3️⃣ Income-Based Anomalies in Campaign Acceptance An anomaly was observed in Campaign 1, where customers earning below 52K had a higher acceptance rate than those earning above 52K. This deviation should be investigated to understand why lower-income earners responded better to Campaign 1 compared to other campaigns.
4️⃣ Campaign 5: Low Spending Variation For Campaign 5, the difference in average spending between accepted and rejected campaigns was minimal across all products. This suggests that Campaign 5 may not be significantly influencing purchasing decisions and should either be optimized or discontinued.
5️⃣ Impact of Campaign Strategies on Spending Campaigns 3 and 4 led to high average spending across all products. The successful strategies from Campaigns 3 and 4 should be evaluated and potentially adapted to Campaigns 1, 2, 5, and 6 to drive higher spending.
6️⃣ Effect of Children on Campaign Acceptance Customers without children accepted more offers than those with at least one child. New targeted campaign strategies should be developed to improve engagement among customers with children.
7️⃣ Campaign Effectiveness by Marital Status and Country Campaign 2 was effective across different marital statuses and countries, while Campaign 6 was the least effective. These trends should be further analyzed to enhance future campaign personalization.
8️⃣ Customer Behavior Based on Income & Purchase Channels A negative correlation between income and purchases made with discounts indicates that lower-income customers rely more on discounts. A positive correlation between income and catalog purchases suggests that higher-income customers prefer catalog-based orders for mail delivery.
Recommendations¶
📌 1. Investigate the Success of Campaign 2 Identify key drivers behind its high acceptance rate and apply those insights to improve Campaigns 1, 3, 4, 5, and 6.
📌 2. Address the Poor Performance of Campaign 6 Conduct a detailed analysis to understand why it had the lowest acceptance rate. Adjust marketing strategies, promotional timing, or product offerings accordingly.
📌 3. Investigate the Income-Based Anomaly in Campaign 1 Identify factors influencing higher acceptance among customers earning below 52K. Consider whether discounts, messaging, or specific product offers played a role.
📌 4. Evaluate the Viability of Campaign 5 Since spending did not significantly differ between accepted and rejected offers, determine whether Campaign 5 needs strategy improvements or discontinuation.
📌 5. Adapt Strategies from Campaigns 3 & 4 These campaigns successfully increased average spending.

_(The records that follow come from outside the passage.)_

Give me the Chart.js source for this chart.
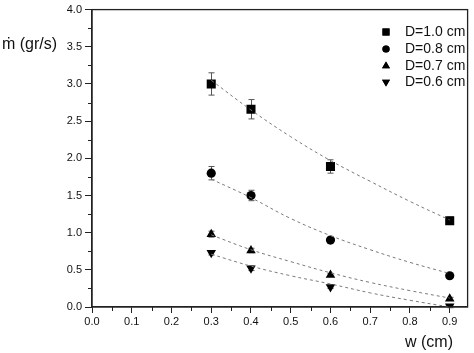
<!DOCTYPE html>
<html>
<head>
<meta charset="utf-8">
<script src="https://cdn.jsdelivr.net/npm/chart.js@4"></script>
<style>
  html, body { margin: 0; padding: 0; background: #fff; }
  #wrap { width: 474px; height: 353px; }
</style>
</head>
<body>
<div id="wrap"><canvas id="flowChart" width="474" height="353"></canvas></div>
<script>
// measured points
const widths = [0.3, 0.4, 0.6, 0.9];
const seriesLabels = ["D=1.0 cm", "D=0.8 cm", "D=0.7 cm", "D=0.6 cm"];
const flow10 = [3.00, 2.66, 1.89, 1.16];
const flow08 = [1.80, 1.50, 0.90, 0.42];
const flow07 = [0.98, 0.76, 0.43, 0.11];
const flow06 = [0.73, 0.52, 0.27, 0.01];
const err10 = [0.15, 0.13, 0.09, 0.05];
const err08 = [0.09, 0.07, 0.03, 0.02];
const err07 = [0.04, 0.03, 0.02, 0.02];
const err06 = [0.03, 0.03, 0.02, 0.02];

// fitted curves (dotted)
const fitW = [0.3, 0.4, 0.5, 0.6, 0.7, 0.8, 0.9];
const fit10 = [3.05, 2.65, 2.29, 1.97, 1.69, 1.42, 1.17];
const fit08 = [1.72, 1.47, 1.19, 0.96, 0.77, 0.60, 0.45];
const fit07 = [0.97, 0.77, 0.61, 0.46, 0.33, 0.22, 0.12];
const fit06 = [0.71, 0.55, 0.42, 0.31, 0.19, 0.09, 0.00];

const yTicks = [0, 0.5, 1, 1.5, 2, 2.5, 3, 3.5, 4];
const xTicks = [0, 0.1, 0.2, 0.3, 0.4, 0.5, 0.6, 0.7, 0.8, 0.9];

const pts = (xs, ys) => xs.map((x, i) => ({ x: x, y: ys[i] }));

const markerStyles = [
    { pointStyle: "rect", radius: 6.4, rotation: 0 },
    { pointStyle: "circle", radius: 4.6, rotation: 0 },
    { pointStyle: "triangle", radius: 5.5, rotation: 0 },
    { pointStyle: "triangle", radius: 5.5, rotation: 180 }
];
const flows = [flow10, flow08, flow07, flow06];
const errs = [err10, err08, err07, err06];
const fits = [fit10, fit08, fit07, fit06];

const datasets = [];
fits.forEach(f => {
    datasets.push({
        data: pts(fitW, f),
        showLine: true,
        borderColor: "#7a7a7a",
        borderWidth: 1,
        borderDash: [3, 3],
        pointRadius: 0,
        tension: 0.4,
        fill: false,
        isFit: true
    });
});
flows.forEach((f, i) => {
    datasets.push({
        label: seriesLabels[i],
        data: pts(widths, f),
        errors: errs[i],
        showLine: false,
        pointStyle: markerStyles[i].pointStyle,
        pointRadius: markerStyles[i].radius,
        pointRotation: markerStyles[i].rotation,
        backgroundColor: "#000",
        borderColor: "#000",
        borderWidth: 0
    });
});

const frameAndExtras = {
    id: "frameAndExtras",
    beforeDatasetsDraw(chart) {
        const { ctx, scales: { x, y } } = chart;
        // error bars
        ctx.save();
        ctx.strokeStyle = "#555";
        ctx.lineWidth = 1;
        chart.data.datasets.forEach(ds => {
            if (!ds.errors) return;
            ds.data.forEach((p, i) => {
                const e = ds.errors[i];
                const px = Math.round(x.getPixelForValue(p.x)) + 0.5;
                const top = y.getPixelForValue(p.y + e);
                const bot = y.getPixelForValue(p.y - e);
                ctx.beginPath();
                ctx.moveTo(px, top); ctx.lineTo(px, bot);
                ctx.moveTo(px - 3, top); ctx.lineTo(px + 3, top);
                ctx.moveTo(px - 3, bot); ctx.lineTo(px + 3, bot);
                ctx.stroke();
            });
        });
        ctx.restore();
    },
    afterDraw(chart) {
        const { ctx, chartArea: a, scales: { x, y } } = chart;
        ctx.save();
        // frame
        ctx.strokeStyle = "#222";
        ctx.lineWidth = 1.3;
        ctx.strokeRect(a.left, a.top, a.right - a.left, a.bottom - a.top);
        // minor ticks
        ctx.lineWidth = 1;
        ctx.beginPath();
        for (let v = 0.25; v < 4; v += 0.5) {
            const py = Math.round(y.getPixelForValue(v)) + 0.5;
            ctx.moveTo(a.left - 4, py); ctx.lineTo(a.left, py);
        }
        for (let v = 0.05; v < 0.94; v += 0.1) {
            const px = Math.round(x.getPixelForValue(v)) + 0.5;
            ctx.moveTo(px, a.bottom); ctx.lineTo(px, a.bottom + 4);
        }
        ctx.stroke();

        // axis titles
        ctx.fillStyle = "#111";
        ctx.font = "16px 'Liberation Sans', Arial, sans-serif";
        ctx.textBaseline = "middle";
        ctx.textAlign = "left";
        ctx.fillText("ṁ (gr/s)", 2, 45);
        ctx.fillText("w (cm)", 405, 343);

        // legend
        ctx.font = "14px 'Liberation Sans', Arial, sans-serif";
        const legendMarks = [
            { style: "rect", r: 5, rot: 0 },
            { style: "circle", r: 3.6, rot: 0 },
            { style: "triangle", r: 4.6, rot: 0 },
            { style: "triangle", r: 4.6, rot: 180 }
        ];
        const rowY = [32, 49, 66, 82];
        seriesLabels.forEach((lab, i) => {
            ctx.fillStyle = "#000";
            Chart.helpers.drawPoint(ctx, {
                pointStyle: legendMarks[i].style,
                radius: legendMarks[i].r,
                rotation: legendMarks[i].rot,
                borderWidth: 0
            }, 386, rowY[i]);
            ctx.fill();
            ctx.fillStyle = "#111";
            ctx.fillText(lab, 405, rowY[i]);
        });
        ctx.restore();
    }
};

const tickFont = { family: "'Liberation Sans', Arial, sans-serif", size: 11 };

new Chart(document.getElementById("flowChart").getContext("2d"), {
    type: "scatter",
    data: { datasets: datasets },
    options: {
        responsive: false,
        animation: false,
        layout: { padding: { top: 7, right: 4, left: 0, bottom: 0 } },
        plugins: { legend: { display: false }, tooltip: { enabled: false } },
        scales: {
            x: {
                type: "linear",
                min: 0,
                max: 0.945,
                afterBuildTicks: s => { s.ticks = xTicks.map(v => ({ value: v })); },
                afterFit: s => { s.height = 46; },
                ticks: {
                    font: tickFont,
                    color: "#111",
                    padding: 2,
                    autoSkip: false,
                    maxRotation: 0,
                    callback: v => v.toFixed(1)
                },
                grid: { drawOnChartArea: false, tickLength: 6, color: "#222", tickWidth: 1 },
                border: { display: true, color: "#222", width: 1.3 }
            },
            y: {
                type: "linear",
                min: 0,
                max: 4,
                afterBuildTicks: s => { s.ticks = yTicks.map(v => ({ value: v })); },
                afterFit: s => { s.width = 92; },
                ticks: {
                    font: tickFont,
                    color: "#111",
                    padding: 3,
                    autoSkip: false,
                    callback: v => v.toFixed(1)
                },
                grid: { drawOnChartArea: false, tickLength: 7, color: "#222", tickWidth: 1 },
                border: { display: true, color: "#222", width: 1.3 }
            }
        }
    },
    plugins: [frameAndExtras]
});
</script>
</body>
</html>
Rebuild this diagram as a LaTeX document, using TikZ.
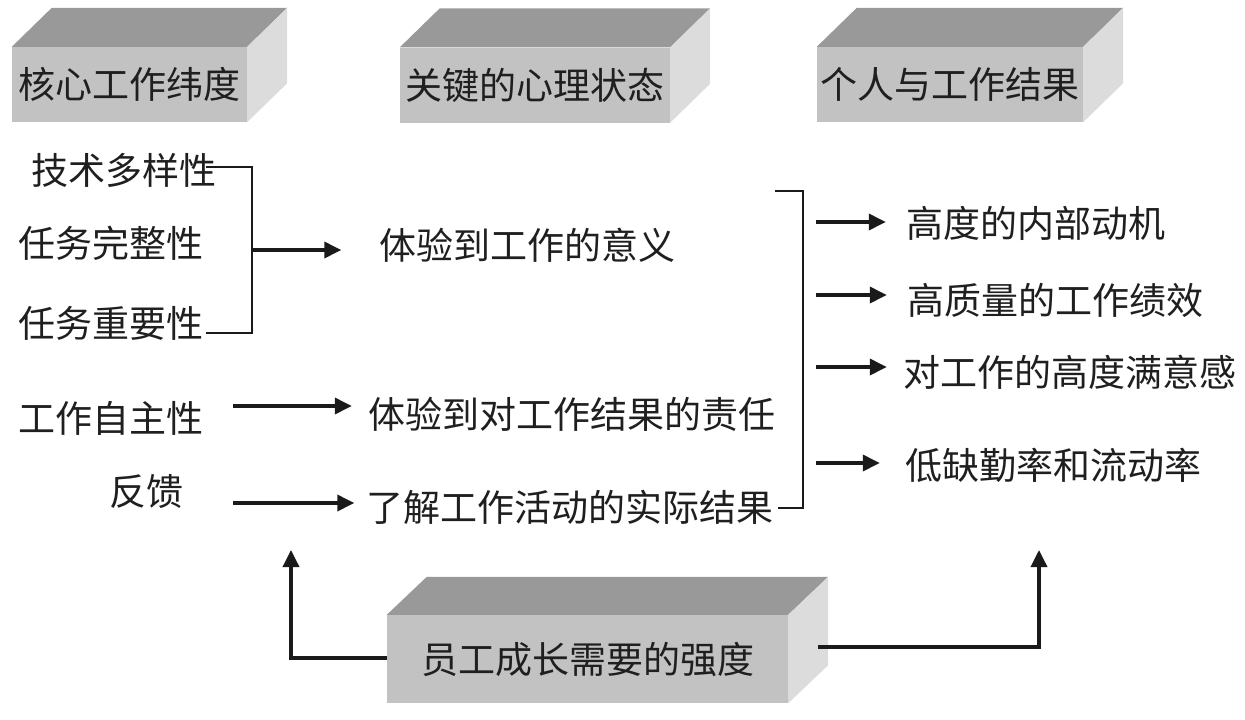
\documentclass[tikz,border=0pt]{standalone}
\usepackage{fontspec}
\newfontfamily\cjk{Noto Sans CJK SC}
\usetikzlibrary{arrows.meta,calc}
\definecolor{frontgray}{HTML}{C2C2C2}
\definecolor{topgray}{HTML}{999999}
\definecolor{sidegray}{HTML}{DCDCDC}
\definecolor{linec}{HTML}{1A1A1A}
\begin{document}
\begin{tikzpicture}[x=1pt,y=-1pt,
  txt/.style={font=\cjk\fontsize{37}{40}\selectfont, inner sep=0pt, text=black!88},
  front/.style={txt, fill=frontgray, minimum height=75pt},
  topface/.style={fill=topgray},
  sideface/.style={fill=sidegray},
  ln/.style={line width=2.2pt, draw=linec},
  arr/.style={line width=3.5pt, draw=linec, -{Triangle[length=17pt,width=16pt]}},
]
\useasboundingbox (0,0) rectangle (1245,720);

% header boxes
\node[front, minimum width=235pt] (h1) at (129.5,84.5) {核心工作纬度};
\node[front, minimum width=270pt] (h2) at (535,85) {关键的心理状态};
\node[front, minimum width=266pt] (h3) at (950,84.5) {个人与工作结果};
\node[front, minimum width=401pt, minimum height=88pt] (g) at (587.5,659) {员工成长需要的强度};

\foreach \b/\dy in {h1/39,h2/39,h3/39,g/38}{
  \fill[topface] (\b.north west) -- ++(40,-\dy) -- ($(\b.north east)+(40,-\dy)$) -- (\b.north east) -- cycle;
  \fill[sideface] (\b.north east) -- ++(40,-\dy) -- ($(\b.south east)+(40,-\dy)$) -- (\b.south east) -- cycle;
}

% left column
\node[txt] (tech) at (123.5,170) {技术多样性};
\node[txt] (whole) at (111.5,243) {任务完整性};
\node[txt] (impt) at (111.5,323) {任务重要性};
\node[txt] (auto) at (111.5,418) {工作自主性};
\node[txt] (fb) at (146.5,492) {反馈};

% middle column
\node[txt] (mean) at (527.5,245) {体验到工作的意义};
\node[txt] (resp) at (571.5,414) {体验到对工作结果的责任};
\node[txt] (know) at (570,507) {了解工作活动的实际结果};

% right column
\node[txt] (o1) at (1035.5,223) {高度的内部动机};
\node[txt] (o2) at (1055,300) {高质量的工作绩效};
\node[txt] (o3) at (1069.5,372) {对工作的高度满意感};
\node[txt] (o4) at (1053,465) {低缺勤率和流动率};

% coordinates
\coordinate (bT) at (252,167);
\coordinate (bB) at (252,333);
\coordinate (jL) at (252,250);
\coordinate (a2) at (233,406);
\coordinate (a3) at (233,503);
\coordinate (rbT) at (775,191);
\coordinate (rbX) at (803,191);
\coordinate (rbB) at (803,508);
\coordinate (r1) at (816,222);
\coordinate (r2) at (816,295);
\coordinate (r3) at (816,367);
\coordinate (r4) at (816,463);
\coordinate (upL) at (291,550);
\coordinate (gR) at (818,647);
\coordinate (upR) at (1039,550);

% left bracket
\draw[ln] ([xshift=-10pt]tech.east |- bT) -- (bT) -- (bB) -- ([xshift=2pt]impt.east |- bB);
\draw[arr] (jL) -- ([xshift=-38pt]jL -| mean.west);

% middle arrows
\draw[arr] (a2) -- ([xshift=-16pt]a2 -| resp.west);
\draw[arr] (a3) -- ([xshift=-12pt]a3 -| know.west);

% right bracket
\draw[ln] (rbT) -- (rbX) -- (rbB) -- ([xshift=4pt]know.east |- rbB);

% right arrows
\draw[arr] (r1) -- ([xshift=-20pt]r1 -| o1.west);
\draw[arr] (r2) -- ([xshift=-20pt]r2 -| o2.west);
\draw[arr] (r3) -- ([xshift=-16pt]r3 -| o3.west);
\draw[arr] (r4) -- ([xshift=-25pt]r4 -| o4.west);

% bottom arrows
\draw[arr] (g.west |- 0,658) -| (upL);
\draw[arr] (gR) -| (upR);
\end{tikzpicture}
\end{document}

Apply similar pricing, promotions, or engagement techniques to Campaigns 1, 2, 5, and 6.
📌 6. Improve Engagement Among Customers with Children Develop specialized campaigns tailored to the needs and preferences of families to boost acceptance rates.
📌 7. Align Marketing Strategies with Income-Based Purchase Preferences Promote discount-based offers to lower-income customers to increase conversions. Enhance catalog-based promotions for higher-income customers to optimize revenue.
📌 8. Identify Factors Behind the Increasing Trend in Purchases from Campaigns 1 to 4 The CMO should analyze what drove the consistent increase in purchases across all channels. This insight can be leveraged to further enhance future campaigns.
📌 9. Optimize Product-Specific Campaigns The CMO should develop strategies to increase sales of sweet, gold, and fish products without negatively impacting other product categories. These strategies should be effective across all customer demographics (countries & marital statuses).